◆ **To do**:
Nothing after the line with "ax.spines[s].set_linewidth(1.4)" belongs in the copy; extract the lines below from the top through that line, pictures left out.

◆ **Data shown**:
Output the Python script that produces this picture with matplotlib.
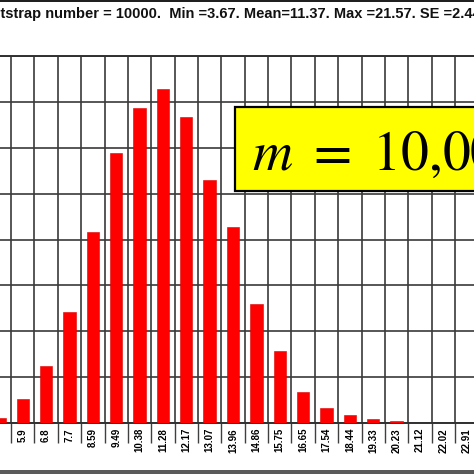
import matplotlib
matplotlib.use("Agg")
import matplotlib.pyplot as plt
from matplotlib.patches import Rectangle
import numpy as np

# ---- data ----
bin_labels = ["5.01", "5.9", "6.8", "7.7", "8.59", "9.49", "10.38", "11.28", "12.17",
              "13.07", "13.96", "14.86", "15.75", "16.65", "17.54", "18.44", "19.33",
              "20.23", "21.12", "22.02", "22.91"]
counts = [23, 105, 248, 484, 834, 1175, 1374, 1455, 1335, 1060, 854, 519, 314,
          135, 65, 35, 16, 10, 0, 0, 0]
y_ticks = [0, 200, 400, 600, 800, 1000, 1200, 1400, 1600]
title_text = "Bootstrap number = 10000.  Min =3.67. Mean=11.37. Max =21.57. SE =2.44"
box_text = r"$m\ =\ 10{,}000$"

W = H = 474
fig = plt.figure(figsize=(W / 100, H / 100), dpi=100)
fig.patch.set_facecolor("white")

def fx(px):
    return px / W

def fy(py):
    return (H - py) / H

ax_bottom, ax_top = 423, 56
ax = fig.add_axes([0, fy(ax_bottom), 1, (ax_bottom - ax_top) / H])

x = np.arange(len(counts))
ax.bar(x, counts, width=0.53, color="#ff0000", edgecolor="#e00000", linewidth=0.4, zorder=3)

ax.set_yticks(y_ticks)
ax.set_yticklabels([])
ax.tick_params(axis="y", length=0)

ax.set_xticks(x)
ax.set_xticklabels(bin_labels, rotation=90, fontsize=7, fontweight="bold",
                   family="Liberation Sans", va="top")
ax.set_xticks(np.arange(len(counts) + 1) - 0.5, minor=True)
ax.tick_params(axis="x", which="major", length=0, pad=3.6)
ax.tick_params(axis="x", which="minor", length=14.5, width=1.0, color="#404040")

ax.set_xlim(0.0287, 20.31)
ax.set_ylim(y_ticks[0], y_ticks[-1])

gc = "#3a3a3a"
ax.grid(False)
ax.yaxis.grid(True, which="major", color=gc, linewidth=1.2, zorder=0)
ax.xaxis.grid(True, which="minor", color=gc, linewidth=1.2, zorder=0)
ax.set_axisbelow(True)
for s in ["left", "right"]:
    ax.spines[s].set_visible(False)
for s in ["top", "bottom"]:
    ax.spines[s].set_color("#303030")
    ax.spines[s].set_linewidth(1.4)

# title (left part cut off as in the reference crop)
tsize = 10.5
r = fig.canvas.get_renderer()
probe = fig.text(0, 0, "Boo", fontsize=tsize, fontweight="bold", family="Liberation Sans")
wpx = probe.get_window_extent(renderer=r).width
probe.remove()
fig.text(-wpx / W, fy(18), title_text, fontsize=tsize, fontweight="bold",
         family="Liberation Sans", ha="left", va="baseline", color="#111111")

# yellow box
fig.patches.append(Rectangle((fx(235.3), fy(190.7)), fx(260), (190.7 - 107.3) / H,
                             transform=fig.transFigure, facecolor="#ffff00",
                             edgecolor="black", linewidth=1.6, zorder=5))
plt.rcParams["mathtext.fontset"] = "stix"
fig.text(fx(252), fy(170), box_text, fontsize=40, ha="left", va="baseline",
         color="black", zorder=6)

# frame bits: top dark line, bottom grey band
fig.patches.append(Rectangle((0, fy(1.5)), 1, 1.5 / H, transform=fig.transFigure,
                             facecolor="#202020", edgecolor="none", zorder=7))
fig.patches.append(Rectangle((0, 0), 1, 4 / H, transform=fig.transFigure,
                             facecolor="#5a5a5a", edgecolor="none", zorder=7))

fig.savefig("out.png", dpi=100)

◆ **Response to the task**:
Output the Python script that produces this picture with matplotlib.
import matplotlib
matplotlib.use("Agg")
import matplotlib.pyplot as plt
from matplotlib.patches import Rectangle
import numpy as np

# ---- data ----
bin_labels = ["5.01", "5.9", "6.8", "7.7", "8.59", "9.49", "10.38", "11.28", "12.17",
              "13.07", "13.96", "14.86", "15.75", "16.65", "17.54", "18.44", "19.33",
              "20.23", "21.12", "22.02", "22.91"]
counts = [23, 105, 248, 484, 834, 1175, 1374, 1455, 1335, 1060, 854, 519, 314,
          135, 65, 35, 16, 10, 0, 0, 0]
y_ticks = [0, 200, 400, 600, 800, 1000, 1200, 1400, 1600]
title_text = "Bootstrap number = 10000.  Min =3.67. Mean=11.37. Max =21.57. SE =2.44"
box_text = r"$m\ =\ 10{,}000$"

W = H = 474
fig = plt.figure(figsize=(W / 100, H / 100), dpi=100)
fig.patch.set_facecolor("white")

def fx(px):
    return px / W

def fy(py):
    return (H - py) / H

ax_bottom, ax_top = 423, 56
ax = fig.add_axes([0, fy(ax_bottom), 1, (ax_bottom - ax_top) / H])

x = np.arange(len(counts))
ax.bar(x, counts, width=0.53, color="#ff0000", edgecolor="#e00000", linewidth=0.4, zorder=3)

ax.set_yticks(y_ticks)
ax.set_yticklabels([])
ax.tick_params(axis="y", length=0)

ax.set_xticks(x)
ax.set_xticklabels(bin_labels, rotation=90, fontsize=7, fontweight="bold",
                   family="Liberation Sans", va="top")
ax.set_xticks(np.arange(len(counts) + 1) - 0.5, minor=True)
ax.tick_params(axis="x", which="major", length=0, pad=3.6)
ax.tick_params(axis="x", which="minor", length=14.5, width=1.0, color="#404040")

ax.set_xlim(0.0287, 20.31)
ax.set_ylim(y_ticks[0], y_ticks[-1])

gc = "#3a3a3a"
ax.grid(False)
ax.yaxis.grid(True, which="major", color=gc, linewidth=1.2, zorder=0)
ax.xaxis.grid(True, which="minor", color=gc, linewidth=1.2, zorder=0)
ax.set_axisbelow(True)
for s in ["left", "right"]:
    ax.spines[s].set_visible(False)
for s in ["top", "bottom"]:
    ax.spines[s].set_color("#303030")
    ax.spines[s].set_linewidth(1.4)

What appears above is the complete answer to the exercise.